George Robert Salisbury was a United States Navy Commodore who served as the 15th Naval Governor of Guam. Though he originally served as an Engineering Duty Officer, he eventually stopped being a Restricted Line Officer, and retired from the Navy as a Commodore. As governor, he rolled back a number of educational reforms and encouraged a new ranch system. He also took drastic measures to control the leprosy epidemic on the island, removing the infected to Philippines. He was briefly called into service during World War I before retiring.

==Life and naval career==
Salisbury was appointed to the United States Naval Academy from Missouri in 1874, graduating on June 10, 1879. He served as an Engineering Duty Officer from 1881 to 1892, during this time, he served as a naval engineer aboard the USS Chicago in 1889. He participated in the Spanish–American War aboard a battleship. On March 3, 1899, his ranked was changed to lieutenant. From 1899 to 1902, he served aboard the USS Massachusetts. He achieved the rank of lieutenant commander in 1902.

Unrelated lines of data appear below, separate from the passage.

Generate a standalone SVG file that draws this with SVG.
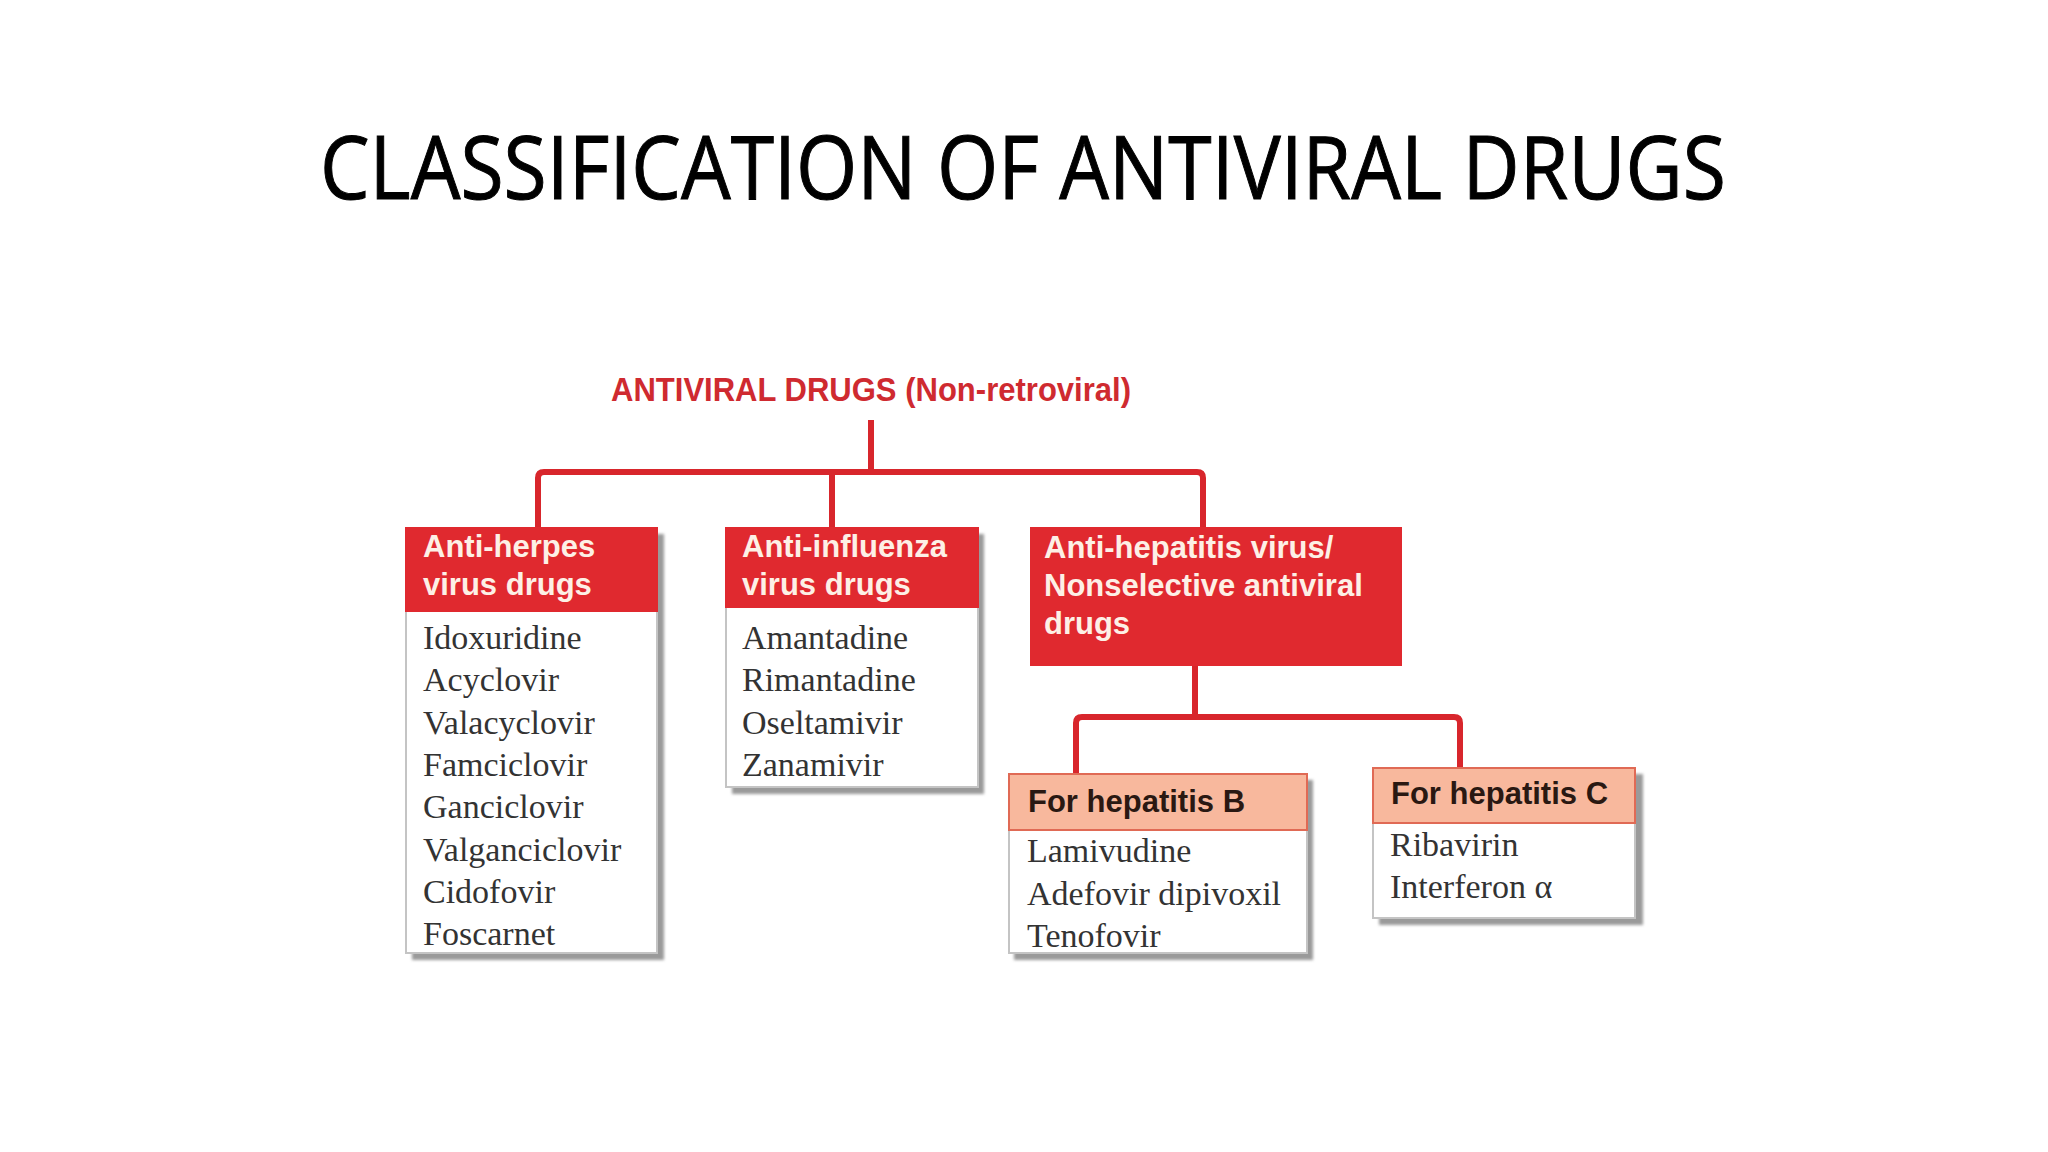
<svg xmlns="http://www.w3.org/2000/svg" width="2048" height="1152" viewBox="0 0 2048 1152">
<defs>
<filter id="sh" x="-10%" y="-10%" width="130%" height="130%"><feGaussianBlur stdDeviation="1.5"/></filter>
<style>
.title{font-family:"Open Sans","Liberation Sans",sans-serif;font-size:88px;fill:#000;stroke:#000;stroke-width:1}
.root{font-family:"Liberation Sans",Arial,sans-serif;font-weight:bold;font-size:34px;fill:#cf2a30}
.hd{font-family:"Liberation Sans",Arial,sans-serif;font-weight:bold;font-size:31px;fill:#fdf0e6}
.hd2{font-family:"Liberation Sans",Arial,sans-serif;font-weight:bold;font-size:31px;fill:#2a1812}
.it{font-family:"Liberation Serif","Times New Roman",serif;font-size:34px;fill:#333}
.shadow{fill:#9a9a9a;filter:url(#sh)}
.body{fill:#fff;stroke:#c4c4c4;stroke-width:2}
.red{fill:#e0292f}
.peach{fill:#f8b89d;stroke:#e06a55;stroke-width:2}
.conn{fill:none;stroke:#d8262c;stroke-width:6;stroke-linejoin:round}
</style>
</defs>
<rect width="2048" height="1152" fill="#fff"/>
<text class="title" x="320" y="199" textLength="1406" lengthAdjust="spacingAndGlyphs">CLASSIFICATION OF ANTIVIRAL DRUGS</text>

<g id="connectors">
<path class="conn" d="M871 420 V472"/>
<path class="conn" d="M538 528 V478 Q538 472 544 472 H1197 Q1203 472 1203 478 V528"/>
<path class="conn" d="M832 472 V528"/>
<path class="conn" d="M1195 666 V717"/>
<path class="conn" d="M1076 775 V723 Q1076 717 1082 717 H1454 Q1460 717 1460 723 V768"/>
</g>

<g id="root">
<text class="root" x="611" y="401" textLength="520" lengthAdjust="spacingAndGlyphs">ANTIVIRAL DRUGS (Non-retroviral)</text>
</g>

<g id="anti-herpes">
<rect class="shadow" x="412" y="534" width="252" height="426"/>
<rect class="body" x="406" y="528" width="251" height="425"/>
<rect class="red" x="405" y="527" width="253" height="85"/>
<text class="hd" x="423" y="557">Anti-herpes</text>
<text class="hd" x="423" y="595">virus drugs</text>
<text class="it" x="423" y="649">Idoxuridine</text>
<text class="it" x="423" y="691">Acyclovir</text>
<text class="it" x="423" y="734">Valacyclovir</text>
<text class="it" x="423" y="776">Famciclovir</text>
<text class="it" x="423" y="818">Ganciclovir</text>
<text class="it" x="423" y="861">Valganciclovir</text>
<text class="it" x="423" y="903">Cidofovir</text>
<text class="it" x="423" y="945">Foscarnet</text>
</g>

<g id="anti-influenza">
<rect class="shadow" x="732" y="534" width="252" height="260"/>
<rect class="body" x="726" y="528" width="252" height="259"/>
<rect class="red" x="725" y="527" width="254" height="81"/>
<text class="hd" x="742" y="557">Anti-influenza</text>
<text class="hd" x="742" y="595">virus drugs</text>
<text class="it" x="742" y="649">Amantadine</text>
<text class="it" x="742" y="691">Rimantadine</text>
<text class="it" x="742" y="734">Oseltamivir</text>
<text class="it" x="742" y="776">Zanamivir</text>
</g>

<g id="anti-hepatitis">
<rect class="red" x="1030" y="527" width="372" height="139"/>
<text class="hd" x="1044" y="558">Anti-hepatitis virus/</text>
<text class="hd" x="1044" y="596">Nonselective antiviral</text>
<text class="hd" x="1044" y="634">drugs</text>
</g>

<g id="hep-b">
<rect class="shadow" x="1014" y="780" width="299" height="180"/>
<rect class="body" x="1009" y="774" width="298" height="179"/>
<rect class="peach" x="1009" y="774" width="298" height="56"/>
<text class="hd2" x="1028" y="812">For hepatitis B</text>
<text class="it" x="1027" y="862">Lamivudine</text>
<text class="it" x="1027" y="905">Adefovir dipivoxil</text>
<text class="it" x="1027" y="947">Tenofovir</text>
</g>

<g id="hep-c">
<rect class="shadow" x="1379" y="774" width="264" height="151"/>
<rect class="body" x="1373" y="768" width="262" height="150"/>
<rect class="peach" x="1373" y="768" width="262" height="55"/>
<text class="hd2" x="1391" y="804">For hepatitis C</text>
<text class="it" x="1390" y="856">Ribavirin</text>
<text class="it" x="1390" y="898">Interferon α</text>
</g>
</svg>
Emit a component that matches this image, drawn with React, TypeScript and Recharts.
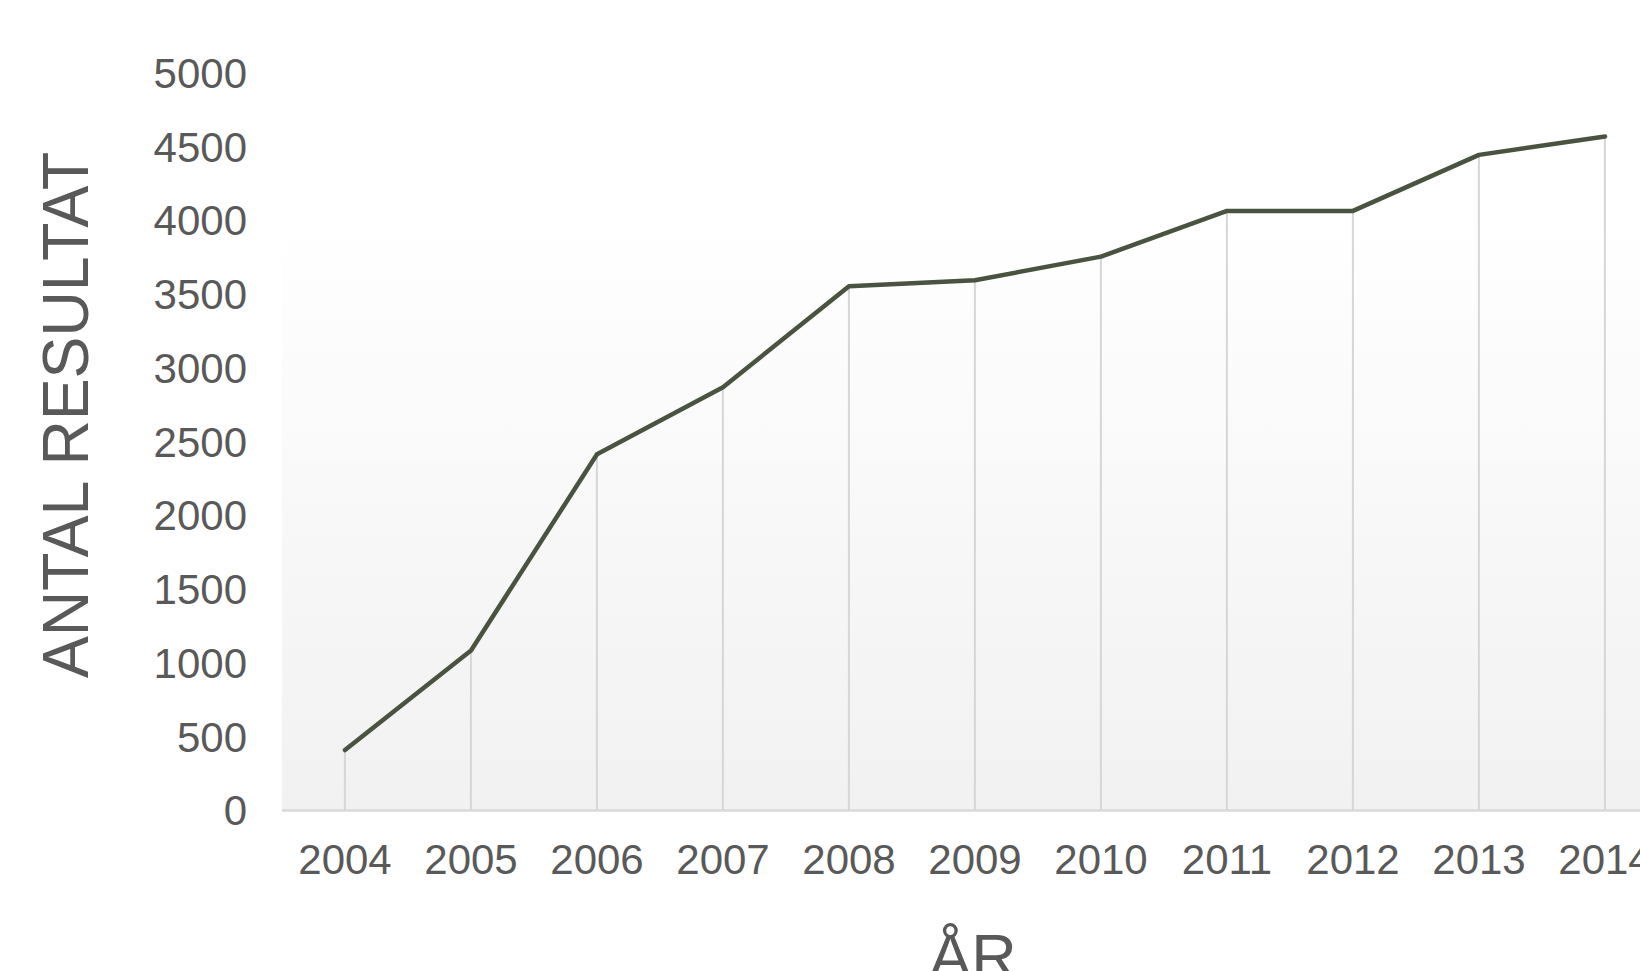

He attempted to retire, but was recalled up to service in the Reserve Naval Fleet during World War I. He was placed in charge of overseeing minesweeper production in Buffalo, New York. He ultimately retired with the title of Commodore.

==Governorship==
Salisbury was Governor of Guam from January 21, 1911, to January 30, 1912. He rolled back some education reforms of Governor Edward John Dorn, and once again allowed residents who lived more than two hours from a public school to forgo attendance if they desired. He also changed the age of compulsory schooling to those between the ages of six and twelve. Salisbury soon found himself, like the governors before him, unable to control the spread of leprosy through Guam. Taking drastic measures, he began removing the infected from the island, quarantining them in the Philippines. He encouraged the native Chamorro population to increasingly live on ranches, raise livestock, and farm.

== Personal life ==
On January 10, 1889, Salisbury married Adele Trowbridge in Brooklyn, New York. They had one son, Samuel. On December 6, 1913, Salisbury divorced Adele Trowbridge in an uncontested court decision with no alimony.

On October 6, 1950, Salisbury died in Philadelphia, Pennsylvania.